Poin ketiga terkait erat dengan poin kedua. Kerinduan akan kekayaan memperkuat godaan lainnya. Meskipun tidak secara eksplisit disebutkan di sini, beberapa di antaranya dapat mencakup keinginan untuk menipu, mencuri, atau berbohong untuk menambah penghasilan. Sejarah dipenuhi dengan contoh-contoh orang yang menggunakan ketidakjujuran, kejahatan, atau penipuan dalam upaya untuk menjadi kaya. Ini juga mengulangi cacat karakter yang dikaitkan Paulus dengan guru-guru palsu (1 Timotius 6:4-6), yang masih sering kita jumpai sekarang ini.
Seperti yang pernah dibahas dalam tulisan saya “Dosa yang membawa kebinasaan” – 30 April 2022, godaan-godaan ini menjerumuskan manusia ke dalam keruntuhan dan kebinasaan. Keinginan akan kekayaan dapat menghancurkan kehidupan seseorang dan dalam beberapa kasus menyebabkan kematian dini. Keserakahan dapat menyebabkan hancurnya hubungan pribadi, kesehatan fisik, dan kesehatan rohani seseorang. Dan, itu dapat menyebabkan konsekuensi yang lebih langsung dan serius. Ini termasuk keterlibatan dalam kejahatan, rasa sakit dan penderitaan bagi teman-teman dan keluarga kita, dan bahkan balas dendam dari orang-orang serakah lainnya.

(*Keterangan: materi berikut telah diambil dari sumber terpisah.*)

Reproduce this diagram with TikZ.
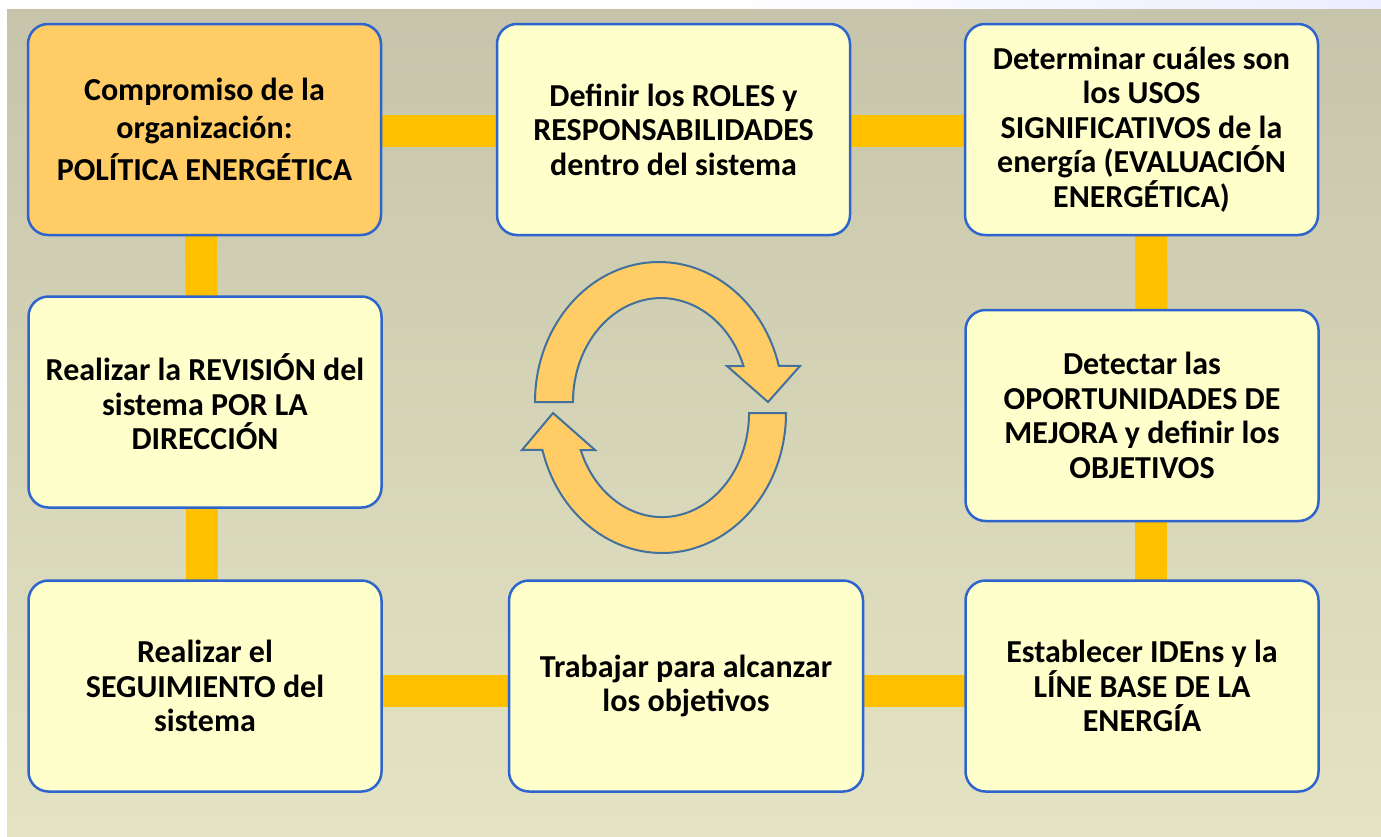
\documentclass[tikz,border=0pt]{standalone}
\usepackage{fontspec}
\setmainfont{Carlito}
\usepackage{xcolor}
\usetikzlibrary{backgrounds}
\definecolor{bgtop}{RGB}{198,196,170}
\definecolor{bgbot}{RGB}{228,228,196}
\definecolor{boxfill}{RGB}{255,255,204}
\definecolor{boxblue}{RGB}{45,100,205}
\definecolor{orangefill}{RGB}{255,204,102}
\definecolor{barra}{RGB}{255,192,0}
\definecolor{arrowline}{RGB}{65,113,156}

\begin{document}
\begin{tikzpicture}[
  x=1pt, y=-1pt,
  every node/.style={font=\fontsize{32}{34.5}\selectfont\bfseries},
  etapa/.style={draw=boxblue, line width=2.5pt, fill=boxfill, rounded corners=20pt,
    minimum width=353pt, minimum height=211pt, inner sep=0pt, align=center},
  enlace/.style={draw=barra, line width=32pt},
  flecha/.style={fill=orangefill, draw=arrowline, line width=2pt, line join=miter}
]
\useasboundingbox (0,0) rectangle (1381,836);

\node[etapa, fill=orangefill, font=\fontsize{32}{38}\selectfont\bfseries] (pol) at (204.5,129.5)
  {Compromiso de la\\organización:\\[4pt]POLÍTICA ENERGÉTICA};
\node[etapa] (rol) at (673.5,129.5) {Definir los ROLES y\\RESPONSABILIDADES\\dentro del sistema};
\node[etapa] (usos) at (1141.5,129.5)
  {Determinar cuáles son\\los USOS\\SIGNIFICATIVOS de la\\energía (EVALUACIÓN\\ENERGÉTICA)};
\node[etapa] (rev) at (205,402) {Realizar la REVISIÓN del\\sistema POR LA\\DIRECCIÓN};
\node[etapa] (opor) at (1142,415.5)
  {Detectar las\\OPORTUNIDADES DE\\MEJORA y definir los\\OBJETIVOS};
\node[etapa] (seg) at (205,686) {Realizar el\\SEGUIMIENTO del\\sistema};
\node[etapa, minimum width=354pt] (trab) at (686,686) {Trabajar para alcanzar\\los objetivos};
\node[etapa] (iden) at (1142,686) {Establecer IDEns y la\\LÍNE BASE DE LA\\ENERGÍA};

\begin{scope}[on background layer]
  \fill[white] (0,0) rectangle (1381,836);
  \shade[left color=white, right color=blue!7] (700,0) rectangle (1381,9);
  \shade[top color=bgtop, bottom color=bgbot] (7,9) rectangle (1381,836);
  \draw[enlace] ([yshift=-1.5pt]pol.center) -- ([yshift=-1.5pt]rol.center);
  \draw[enlace] ([yshift=-1.5pt]rol.center) -- ([yshift=-1.5pt]usos.center);
  \draw[enlace] ([xshift=9.5pt]usos.center) -- ([xshift=9.5pt]opor.center);
  \draw[enlace] ([xshift=9pt]opor.center) -- ([xshift=9pt]iden.center);
  \draw[enlace] ([yshift=-5pt]iden.center) -- ([yshift=-5pt]trab.center);
  \draw[enlace] ([yshift=-5pt]trab.center) -- ([yshift=-5pt]seg.center);
  \draw[enlace] ([xshift=-3.5pt]seg.center) -- ([xshift=-3.5pt]rev.center);
  \draw[enlace] ([xshift=-3.5pt]rev.center) -- ([xshift=-3.5pt]pol.center);
\end{scope}

\draw[flecha] (535,402) arc[start angle=180, end angle=345, x radius=124, y radius=140]
  -- (800,366) -- (768,402) -- (727,366) -- (743.5,366)
  arc[start angle=339.7, end angle=180, x radius=88, y radius=104] -- cycle;
\draw[flecha] (786,413) arc[start angle=0, end angle=164.7, x radius=124, y radius=140]
  -- (522,450) -- (553,413) -- (595,450) -- (580.7,450)
  arc[start angle=159.2, end angle=0, x radius=87, y radius=104] -- cycle;
\end{tikzpicture}
\end{document}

Sekarang, apa arti 1 Timotius 6:10? Frasa pembuka ayat ini terkenal tetapi bisa disalahtafsirkan. Frasa ini terkenal karena menjadi inspirasi bagi pepatah umum “uang adalah akar segala kejahatan.” Tetapi ayat tersebut sebenarnya tidak mengatakan hal seperti itu. Sebaliknya, apa yang dicela adalah cinta akan uang. Kekayaan dan kesuksesan sama baik atau buruknya dengan apa yang dilakukan seseorang dengannya. Keserakahan, dan obsesi terhadap uang, menjadi dasar berbagai macam dosa, sebagaimana dijelaskan secara terperinci dalam ayat 9.

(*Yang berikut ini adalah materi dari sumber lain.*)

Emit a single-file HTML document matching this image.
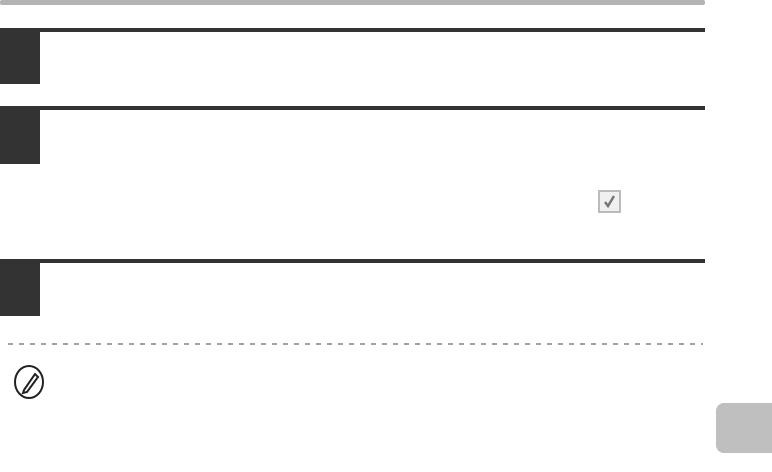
<!DOCTYPE html>
<html><head><style>
body{margin:0;width:772px;height:472px;background:#fff;position:relative;overflow:hidden;font-family:"Liberation Sans","DejaVu Sans",sans-serif}
div{position:absolute}
.r{left:0;width:705px;height:4px;background:#333}
.b{left:0;width:40px;background:#333}
</style></head><body>
<div style="left:0;top:0;width:705px;height:5px;background:#b3b3b3;border-radius:2px"></div>
<div class="r" style="top:28px"></div><div class="b" style="top:28px;height:56px"></div>
<div class="r" style="top:106px"></div><div class="b" style="top:106px;height:58px"></div>
<div class="r" style="top:259px"></div><div class="b" style="top:259px;height:57px"></div>
<svg style="position:absolute;left:598px;top:190px" width="24" height="24"><rect x="1" y="1" width="21" height="21" fill="#f0f0f0" stroke="#bbb" stroke-width="2"/><path d="M7 12 L10 16 L16 6" fill="none" stroke="#777" stroke-width="2.5"/></svg>
<svg style="position:absolute;left:0;top:342px" width="772" height="4"><line x1="8" y1="2" x2="703" y2="2" stroke="#444" stroke-width="1" stroke-dasharray="5,6"/></svg>
<svg style="position:absolute;left:12px;top:365px" width="36" height="36"><ellipse cx="17" cy="17" rx="14" ry="16" fill="none" stroke="#222" stroke-width="2"/><path d="M12 25 L23 9 L26 12 L15 27 L11 28 Z" fill="none" stroke="#222" stroke-width="2"/></svg>
<div style="left:716px;top:403px;width:56px;height:50px;background:#bfbfbf;border-radius:8px 0 0 8px"></div>
</body></html>
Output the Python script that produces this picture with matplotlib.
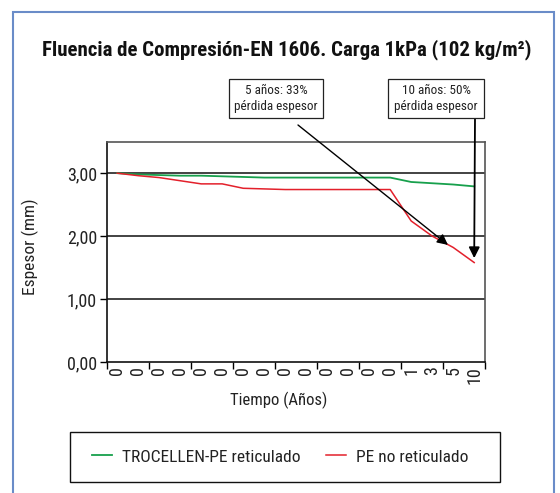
"""Fluencia de compresión EN 1606 — espesor vs tiempo (TROCELLEN-PE vs PE no reticulado)."""
import matplotlib
matplotlib.use("Agg")
import matplotlib.pyplot as plt
from matplotlib import font_manager
from matplotlib.patches import Rectangle

# prefer a narrow face (the original uses a condensed gothic)
fonts = font_manager.fontManager.ttflist
names = {f.name for f in fonts}
STRETCH = "normal"
FONT = "Liberation Sans"
for cand in ["Liberation Sans Narrow", "Roboto Condensed", "Open Sans Condensed",
             "DejaVu Sans Condensed"]:
    if cand in names:
        FONT = cand
        break
else:
    if any(f.name == "DejaVu Sans" and f.stretch == "condensed" for f in fonts):
        FONT, STRETCH = "DejaVu Sans", "condensed"
plt.rcParams["font.family"] = [FONT, "DejaVu Sans"]
plt.rcParams["font.stretch"] = STRETCH
NARROW = FONT != "Liberation Sans"
K = 1.0 if NARROW else 0.85   # shrink sizes if only a normal-width face exists

# ---- data ----
tiempo = ["0"] * 14 + ["1", "3", "5", "10"]
trocellen = [3.00, 2.98, 2.97, 2.96, 2.96, 2.95, 2.94, 2.93, 2.93, 2.93,
             2.93, 2.93, 2.93, 2.93, 2.86, 2.84, 2.82, 2.79]
pe_no_ret = [3.00, 2.96, 2.93, 2.88, 2.83, 2.83, 2.76, 2.75, 2.74, 2.74,
             2.74, 2.74, 2.74, 2.74, 2.24, 2.00, 1.82, 1.58]
yticks = [0, 1, 2, 3]
ytick_labels = ["0,00", "1,00", "2,00", "3,00"]

C_GREEN = "#17a04c"
C_RED = "#e3202b"
C_FRAME = "#6a8cc8"
C_TXT = "#222222"

W, H = 560, 493
fig = plt.figure(figsize=(W / 100, H / 100), dpi=100)
ax = fig.add_axes([106.7 / W, 1 - 362 / H, 378 / W, 220.3 / H])

x = list(range(len(tiempo)))
ax.plot(x, trocellen, color=C_GREEN, lw=1.3, label="TROCELLEN-PE reticulado", zorder=3)
ax.plot(x, pe_no_ret, color=C_RED, lw=1.1, label="PE no reticulado", zorder=3)

ax.set_xlim(-0.5, len(tiempo) - 0.5)
ax.set_ylim(0, 3.5)
ax.set_yticks(yticks, ytick_labels, fontsize=13 * K, color=C_TXT)
ax.set_xticks(x, tiempo, rotation=90, fontsize=13 * K, color=C_TXT)
ax.set_xticks([i - 0.5 for i in range(0, len(tiempo) + 1, 2)], minor=True)
ax.tick_params(axis="x", which="major", length=0, pad=3)
ax.tick_params(axis="x", which="minor", length=5, width=1, direction="out")
ax.tick_params(axis="y", length=5, width=1, direction="out", pad=2)
for yv in yticks[1:]:
    ax.axhline(yv, color="#222222", lw=1.2, zorder=2)
for s in ["left", "bottom"]:
    ax.spines[s].set_color("#111111")
    ax.spines[s].set_linewidth(1.2)
for s in ["top", "right"]:
    ax.spines[s].set_color("#555555")
    ax.spines[s].set_linewidth(1.2)

ax.set_ylabel("Espesor (mm)", fontsize=12.5 * K, color=C_TXT, va="center")
ax.yaxis.set_label_coords(30 / W, 1 - 247 / H, transform=fig.transFigure)
ax.set_xlabel("Tiempo (Años)", fontsize=12 * K, color=C_TXT, va="center")
ax.xaxis.set_label_coords(279 / W, 1 - 400 / H, transform=fig.transFigure)

fig.text(287 / W, 1 - 50 / H,
         "Fluencia de Compresión-EN 1606. Carga 1kPa (102 kg/m²)",
         ha="center", va="center", fontsize=15 * K,
         fontweight="bold", color="#111111")

# annotation boxes + arrows
for (x0, x1, txt) in [(229, 323, "5 años: 33%\npérdida espesor"),
                      (388, 484, "10 años: 50%\npérdida espesor")]:
    fig.add_artist(Rectangle((x0 / W, 1 - 118 / H), (x1 - x0) / W, 39 / H,
                             transform=fig.transFigure, fill=True, fc="white",
                             ec="#222222", lw=0.9))
    fig.text((x0 + x1) / 2 / W, 1 - 98.5 / H, txt, ha="center", va="center",
             fontsize=9.5 * K, linespacing=1.35, color=C_TXT)

arrow = dict(arrowstyle="-|>", color="black", lw=1.0, mutation_scale=16,
             shrinkA=0, shrinkB=0)
ax.annotate("", xy=(15.75, 1.86), xycoords="data",
            xytext=(298 / W, 1 - 125 / H), textcoords="figure fraction",
            arrowprops=arrow, zorder=5, annotation_clip=False)
ax.annotate("", xy=(17, 1.65), xycoords="data",
            xytext=(475 / W, 1 - 118 / H), textcoords="figure fraction",
            arrowprops=dict(arrow, lw=1.3), zorder=5, annotation_clip=False)

# legend box
fig.add_artist(Rectangle((70 / W, 1 - 482 / H), 430 / W, 50 / H,
                         transform=fig.transFigure, fill=False, ec="#111111", lw=1.0))
fig.legend(loc="center", bbox_to_anchor=(280 / W, 1 - 457 / H), ncol=2,
           frameon=False, fontsize=12.5 * K, handlelength=1.15,
           columnspacing=1.5, handletextpad=0.57, labelcolor=C_TXT)

# outer blue frame
fig.add_artist(Rectangle((13 / W, -0.05), 541 / W, 1.05 - 11.7 / H,
                         transform=fig.transFigure, fill=False, ec=C_FRAME, lw=1.5))

fig.savefig("out.png", dpi=100, facecolor="white")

Ayat 10, intinya bukanlah bahwa semua dosa selalu merupakan hasil dari keserakahan materi. Melainkan, intinya adalah bahwa cinta uang dapat menuntun seseorang pada hampir semua dosa lainnya. Keserakahan dapat meningkatkan, mengilhami, dan memperbesar godaan dosa lainnya, dan menuntun kita pada bencana. Inilah sebabnya Paulus melanjutkan dengan mengatakan bahwa orang percaya yang tergoda oleh cinta uang dapat meninggalkan hubungan yang dekat dengan Tuhan. Mereka cenderung menukar kekudusan dengan fokus pada membangun kekayaan untuk keuntungan pribadi. Paulus mencatat bahwa mereka yang telah melakukannya telah “menusuk diri mereka dengan banyak kepedihan.” Gambaran kata yang digunakan di sini adalah salah satu luka yang ditimbulkan sendiri.

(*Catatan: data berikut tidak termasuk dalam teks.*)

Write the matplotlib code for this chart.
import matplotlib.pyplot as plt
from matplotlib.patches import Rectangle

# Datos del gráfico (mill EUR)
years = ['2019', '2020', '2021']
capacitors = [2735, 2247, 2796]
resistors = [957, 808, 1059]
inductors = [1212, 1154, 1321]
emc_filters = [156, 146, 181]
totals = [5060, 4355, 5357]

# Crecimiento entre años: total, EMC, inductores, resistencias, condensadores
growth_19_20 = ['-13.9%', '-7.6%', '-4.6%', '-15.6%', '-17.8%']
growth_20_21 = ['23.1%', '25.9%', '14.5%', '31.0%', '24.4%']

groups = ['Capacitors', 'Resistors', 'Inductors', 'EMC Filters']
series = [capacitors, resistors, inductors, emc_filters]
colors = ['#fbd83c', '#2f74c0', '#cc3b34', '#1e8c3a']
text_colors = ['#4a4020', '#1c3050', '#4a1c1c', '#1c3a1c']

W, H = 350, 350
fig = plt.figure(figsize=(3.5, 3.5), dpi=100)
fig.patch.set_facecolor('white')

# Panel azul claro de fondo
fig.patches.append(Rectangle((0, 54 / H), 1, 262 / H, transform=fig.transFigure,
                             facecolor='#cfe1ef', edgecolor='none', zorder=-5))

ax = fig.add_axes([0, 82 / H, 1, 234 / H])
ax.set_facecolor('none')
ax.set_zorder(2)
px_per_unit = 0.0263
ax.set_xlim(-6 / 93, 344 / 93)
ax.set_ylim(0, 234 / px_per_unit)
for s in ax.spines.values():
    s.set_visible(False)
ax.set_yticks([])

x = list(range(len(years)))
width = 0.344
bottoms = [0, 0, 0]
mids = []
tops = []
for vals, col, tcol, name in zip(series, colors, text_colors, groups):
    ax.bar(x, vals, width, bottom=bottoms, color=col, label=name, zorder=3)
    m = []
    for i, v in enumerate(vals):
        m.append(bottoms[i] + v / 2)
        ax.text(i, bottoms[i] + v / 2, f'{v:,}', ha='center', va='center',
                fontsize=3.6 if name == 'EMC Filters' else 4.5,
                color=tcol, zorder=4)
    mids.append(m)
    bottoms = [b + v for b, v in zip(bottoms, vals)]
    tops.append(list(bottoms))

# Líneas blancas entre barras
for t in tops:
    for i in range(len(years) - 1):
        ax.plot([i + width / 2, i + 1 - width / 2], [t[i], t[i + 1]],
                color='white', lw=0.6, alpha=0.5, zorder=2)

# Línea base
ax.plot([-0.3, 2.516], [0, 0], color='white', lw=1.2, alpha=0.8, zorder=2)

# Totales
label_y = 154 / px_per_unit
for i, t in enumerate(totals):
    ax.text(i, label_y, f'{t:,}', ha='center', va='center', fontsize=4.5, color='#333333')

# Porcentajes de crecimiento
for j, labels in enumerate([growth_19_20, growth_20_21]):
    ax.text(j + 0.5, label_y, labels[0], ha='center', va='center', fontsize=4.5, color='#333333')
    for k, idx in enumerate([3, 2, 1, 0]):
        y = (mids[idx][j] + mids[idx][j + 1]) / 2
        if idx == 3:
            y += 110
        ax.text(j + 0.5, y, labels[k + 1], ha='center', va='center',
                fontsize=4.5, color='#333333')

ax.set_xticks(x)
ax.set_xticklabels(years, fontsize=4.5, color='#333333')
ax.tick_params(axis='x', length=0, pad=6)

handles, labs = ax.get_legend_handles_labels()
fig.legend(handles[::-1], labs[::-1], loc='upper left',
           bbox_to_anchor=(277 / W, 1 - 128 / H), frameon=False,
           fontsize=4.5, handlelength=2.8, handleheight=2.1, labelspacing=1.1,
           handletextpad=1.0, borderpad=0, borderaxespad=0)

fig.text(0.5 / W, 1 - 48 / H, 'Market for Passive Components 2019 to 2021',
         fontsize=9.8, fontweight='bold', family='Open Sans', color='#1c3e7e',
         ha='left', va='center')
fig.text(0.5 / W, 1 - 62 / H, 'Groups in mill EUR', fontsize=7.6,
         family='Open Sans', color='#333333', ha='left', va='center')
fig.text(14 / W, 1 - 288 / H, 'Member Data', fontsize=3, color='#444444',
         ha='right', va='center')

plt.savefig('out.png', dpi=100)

Pagi ini, perlu kita catat bahwa mendidik anak tentang kekayaan dalam Alkitab berarti mengajarkan mereka untuk mengelola uang dengan bijaksana, tidak mementingkan harta benda, dan mengutamakan kebaikan rohani serta pelayanan kepada sesama, bukan sekadar mencari kekayaan duniawi. Berikut adalah beberapa poin penting yang dapat Anda ajarkan kepada anak-anak Anda berdasarkan Alkitab:
- Kekayaan rohani lebih penting: Ajarkan anak Anda bahwa kekayaan rohani, seperti iman, kasih, dan kebaikan, lebih berharga daripada kekayaan duniawi.
- Kekayaan adalah anugerah, bukan tujuan: Kekayaan adalah anugerah dari Tuhan, bukan tujuan yang harus dikejar dengan segala cara.
- Mengelola uang dengan bijaksana: Ajarkan anak Anda untuk tidak memboroskan uang, menabung, dan menggunakan uang untuk kebutuhan yang penting.
- Berbagi dan memberi: Ajarkan anak Anda untuk berbagi dan memberi kepada orang lain, terutama mereka yang membutuhkan.
- Jangan terjerat kekayaan: Kekayaan dapat menjadi jerat dan mengalihkan perhatian dari Tuhan dan hal-hal yang lebih penting.